Question

The equations of two lines are given. Determine whether the lines are parallel, perpendicular, or neither.$$-3 x+4 y=4 ; \quad 4 x+3 y=5$$

Answer

**step1 Determine the slope of the first line**

To find the slope of the first line, we need to rewrite its equation in the slope-intercept form, which is $$y = mx + b$$. In this form, $$m$$ represents the slope of the line. We will isolate the $$y$$ term on one side of the equation.

$$-3x + 4y = 4$$

First, add $$3x$$ to both sides of the equation to move the $$x$$ term to the right side.

$$4y = 3x + 4$$

Next, divide both sides of the equation by 4 to solve for $$y$$.

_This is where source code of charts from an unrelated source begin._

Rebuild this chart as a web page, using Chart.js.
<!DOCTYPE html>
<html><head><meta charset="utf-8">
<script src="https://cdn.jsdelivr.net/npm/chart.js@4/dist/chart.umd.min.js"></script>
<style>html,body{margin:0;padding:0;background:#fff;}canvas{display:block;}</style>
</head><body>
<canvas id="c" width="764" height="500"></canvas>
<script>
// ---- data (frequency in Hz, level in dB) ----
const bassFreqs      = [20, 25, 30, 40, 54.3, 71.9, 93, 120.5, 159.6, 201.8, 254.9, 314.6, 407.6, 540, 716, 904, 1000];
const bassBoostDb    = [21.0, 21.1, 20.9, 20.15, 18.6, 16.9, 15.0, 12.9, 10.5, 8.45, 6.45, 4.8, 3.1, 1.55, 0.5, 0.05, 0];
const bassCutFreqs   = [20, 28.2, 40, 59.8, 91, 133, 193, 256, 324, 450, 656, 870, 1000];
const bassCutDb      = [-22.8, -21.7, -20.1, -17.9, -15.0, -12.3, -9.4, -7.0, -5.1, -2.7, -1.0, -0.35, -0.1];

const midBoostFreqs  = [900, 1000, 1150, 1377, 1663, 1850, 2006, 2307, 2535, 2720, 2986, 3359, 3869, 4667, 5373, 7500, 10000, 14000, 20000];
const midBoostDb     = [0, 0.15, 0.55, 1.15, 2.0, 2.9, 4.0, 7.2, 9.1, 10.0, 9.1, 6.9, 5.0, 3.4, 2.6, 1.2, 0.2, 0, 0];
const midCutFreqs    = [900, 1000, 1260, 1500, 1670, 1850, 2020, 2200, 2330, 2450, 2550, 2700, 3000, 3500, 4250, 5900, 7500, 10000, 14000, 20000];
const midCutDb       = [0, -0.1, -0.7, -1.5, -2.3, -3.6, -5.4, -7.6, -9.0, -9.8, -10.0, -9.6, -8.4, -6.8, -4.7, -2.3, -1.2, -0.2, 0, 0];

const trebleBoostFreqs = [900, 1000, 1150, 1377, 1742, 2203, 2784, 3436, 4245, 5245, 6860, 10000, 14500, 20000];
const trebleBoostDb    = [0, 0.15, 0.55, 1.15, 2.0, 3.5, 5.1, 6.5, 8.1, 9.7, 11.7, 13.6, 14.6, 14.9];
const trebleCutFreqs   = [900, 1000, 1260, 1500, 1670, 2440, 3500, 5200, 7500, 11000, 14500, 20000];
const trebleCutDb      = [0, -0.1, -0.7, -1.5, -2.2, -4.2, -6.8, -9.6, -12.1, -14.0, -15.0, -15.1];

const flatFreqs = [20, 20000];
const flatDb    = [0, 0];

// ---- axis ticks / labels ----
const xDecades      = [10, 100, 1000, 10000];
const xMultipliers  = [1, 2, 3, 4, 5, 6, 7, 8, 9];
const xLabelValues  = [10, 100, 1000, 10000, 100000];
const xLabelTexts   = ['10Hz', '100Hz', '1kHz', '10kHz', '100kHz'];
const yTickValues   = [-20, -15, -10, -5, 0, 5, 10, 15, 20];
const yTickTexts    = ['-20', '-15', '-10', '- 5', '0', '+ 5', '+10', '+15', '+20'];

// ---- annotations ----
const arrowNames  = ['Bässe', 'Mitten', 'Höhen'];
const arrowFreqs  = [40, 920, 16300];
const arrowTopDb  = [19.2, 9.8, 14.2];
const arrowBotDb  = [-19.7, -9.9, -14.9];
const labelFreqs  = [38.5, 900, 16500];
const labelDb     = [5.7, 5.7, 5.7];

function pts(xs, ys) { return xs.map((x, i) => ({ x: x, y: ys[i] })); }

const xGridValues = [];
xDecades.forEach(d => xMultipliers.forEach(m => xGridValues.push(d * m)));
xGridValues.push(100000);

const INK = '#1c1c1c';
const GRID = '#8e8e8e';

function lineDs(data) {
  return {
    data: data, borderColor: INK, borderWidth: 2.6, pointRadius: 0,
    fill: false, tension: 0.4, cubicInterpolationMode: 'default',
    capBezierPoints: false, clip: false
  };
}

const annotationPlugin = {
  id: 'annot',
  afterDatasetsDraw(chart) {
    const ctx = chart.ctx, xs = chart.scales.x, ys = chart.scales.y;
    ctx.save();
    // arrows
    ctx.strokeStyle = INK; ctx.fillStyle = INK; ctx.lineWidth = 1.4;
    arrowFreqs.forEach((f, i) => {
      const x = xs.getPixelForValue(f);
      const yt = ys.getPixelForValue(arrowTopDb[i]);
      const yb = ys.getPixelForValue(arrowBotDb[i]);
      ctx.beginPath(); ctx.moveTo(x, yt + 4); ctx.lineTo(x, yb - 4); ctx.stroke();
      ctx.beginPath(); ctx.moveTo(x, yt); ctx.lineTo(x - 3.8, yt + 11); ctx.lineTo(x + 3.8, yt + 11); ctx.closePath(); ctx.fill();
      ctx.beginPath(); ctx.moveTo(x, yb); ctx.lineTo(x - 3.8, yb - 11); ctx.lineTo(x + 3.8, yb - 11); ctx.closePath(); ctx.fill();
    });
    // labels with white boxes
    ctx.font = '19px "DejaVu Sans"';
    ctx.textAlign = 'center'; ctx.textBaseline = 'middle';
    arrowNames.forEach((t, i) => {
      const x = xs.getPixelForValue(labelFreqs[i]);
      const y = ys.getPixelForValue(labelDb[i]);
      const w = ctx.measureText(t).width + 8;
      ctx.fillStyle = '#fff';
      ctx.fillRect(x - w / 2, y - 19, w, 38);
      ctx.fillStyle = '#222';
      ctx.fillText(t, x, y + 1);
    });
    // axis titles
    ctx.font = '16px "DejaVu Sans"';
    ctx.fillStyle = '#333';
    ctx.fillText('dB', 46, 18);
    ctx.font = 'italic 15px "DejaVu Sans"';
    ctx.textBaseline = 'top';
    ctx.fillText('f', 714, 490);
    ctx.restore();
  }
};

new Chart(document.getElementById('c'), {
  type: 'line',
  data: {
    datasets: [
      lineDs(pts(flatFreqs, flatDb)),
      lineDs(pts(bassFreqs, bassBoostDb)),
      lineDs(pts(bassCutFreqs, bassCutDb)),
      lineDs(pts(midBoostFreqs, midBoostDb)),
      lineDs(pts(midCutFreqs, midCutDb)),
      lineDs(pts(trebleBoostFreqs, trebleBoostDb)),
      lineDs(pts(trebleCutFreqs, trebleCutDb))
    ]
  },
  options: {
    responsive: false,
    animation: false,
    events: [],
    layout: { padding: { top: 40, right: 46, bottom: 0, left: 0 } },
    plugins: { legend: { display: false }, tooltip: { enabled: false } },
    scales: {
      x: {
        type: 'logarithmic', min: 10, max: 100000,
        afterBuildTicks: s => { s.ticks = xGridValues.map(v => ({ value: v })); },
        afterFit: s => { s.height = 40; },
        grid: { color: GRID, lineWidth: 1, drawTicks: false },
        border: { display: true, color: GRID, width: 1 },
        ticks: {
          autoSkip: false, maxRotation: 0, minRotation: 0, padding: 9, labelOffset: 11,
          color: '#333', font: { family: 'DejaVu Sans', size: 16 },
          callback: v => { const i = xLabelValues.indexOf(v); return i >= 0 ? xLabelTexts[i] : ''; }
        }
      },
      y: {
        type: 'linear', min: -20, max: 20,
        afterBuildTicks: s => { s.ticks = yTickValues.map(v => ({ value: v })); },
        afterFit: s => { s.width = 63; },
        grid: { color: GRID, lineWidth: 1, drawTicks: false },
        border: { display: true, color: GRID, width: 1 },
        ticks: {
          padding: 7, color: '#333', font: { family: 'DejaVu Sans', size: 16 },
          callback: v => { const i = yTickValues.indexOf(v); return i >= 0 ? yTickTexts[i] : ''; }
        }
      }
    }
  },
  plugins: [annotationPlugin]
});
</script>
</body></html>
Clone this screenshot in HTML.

$$y = \frac{3x}{4} + \frac{4}{4}$$

$$y = \frac{3}{4}x + 1$$

From this equation, we can see that the slope of the first line, $$m_1$$, is $$\frac{3}{4}$$.

**step2 Determine the slope of the second line**

Similarly, to find the slope of the second line, we will rewrite its equation in the slope-intercept form ($$y = mx + b$$). We will isolate the $$y$$ term on one side of the equation.

$$4x + 3y = 5$$

First, subtract $$4x$$ from both sides of the equation to move the $$x$$ term to the right side.

$$3y = -4x + 5$$

Next, divide both sides of the equation by 3 to solve for $$y$$.

$$y = \frac{-4x}{3} + \frac{5}{3}$$

$$y = -\frac{4}{3}x + \frac{5}{3}$$

From this equation, we can see that the slope of the second line, $$m_2$$, is $$-\frac{4}{3}$$.

**step3 Compare the slopes to determine the relationship between the lines**

Now that we have the slopes of both lines, we can determine if they are parallel, perpendicular, or neither. Two lines are parallel if their slopes are equal ($$m_1 = m_2$$). Two lines are perpendicular if the product of their slopes is -1 ($$m_1 \times m_2 = -1$$).

The slope of the first line is $$m_1 = \frac{3}{4}$$.

The slope of the second line is $$m_2 = -\frac{4}{3}$$.

First, let's check if they are parallel. Since $$m_1 \neq m_2$$ ($$\frac{3}{4} \neq -\frac{4}{3}$$), the lines are not parallel.

Next, let's check if they are perpendicular by multiplying their slopes.

$$m_1 \times m_2 = \left(\frac{3}{4}\right) \times \left(-\frac{4}{3}\right)$$

$$m_1 \times m_2 = -\frac{3 \times 4}{4 \times 3}$$

$$m_1 \times m_2 = -\frac{12}{12}$$

$$m_1 \times m_2 = -1$$

Since the product of their slopes is -1, the lines are perpendicular.